EADS a-t-il un avenir ?
Bien sûr, il serait provocateur de répondre aujourd'hui par la négative, mais la question mérite d'être posée.
EADS est dans l'actualité :
> l'A380 prend à nouveau du retard
> l'externalisation des usines est arrêtée, autant pour des raisons politiques qu'économiques
Il arrive à tous les avionneurs de souffrir un jour ou l'autre.
Mais ce qui est inquiétant dans le cas d'EADS, c'est qu'on a l'impression d'être confronté à une aboulie. Personne ne semble assez fort pour soulever la lourde pâte et faire bouger les hommes, les habitudes et les structures.
Le problème de fond d'EADS est parfaitement connu : en sus des difficultés habituelles d'une société complexe, la politique vient donner le coup de grâce et entraver toute remise en ordre (1).

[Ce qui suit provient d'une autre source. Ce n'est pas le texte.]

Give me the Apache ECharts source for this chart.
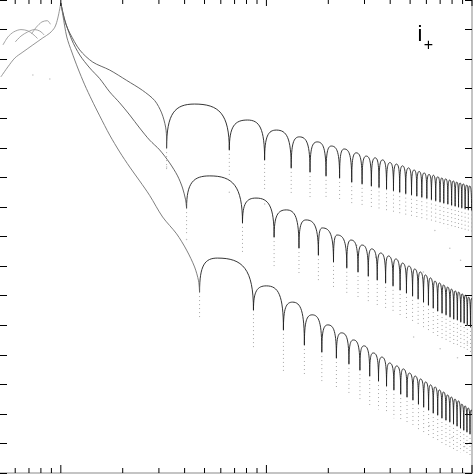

A une société connaissant les problèmes d'EADS, qui sont aussi psychologiques et relationnels que financiers, il faudrait un électrochoc. Or, c'est précisément ce qu'empêche la politique.
Et l'on retombe sur le problème de l'actionnariat : il faut un actionnaire motivé pour dire «merde» (de manière plus diplomatique, peut-être) aux politiciens, et EADS n'en a pas.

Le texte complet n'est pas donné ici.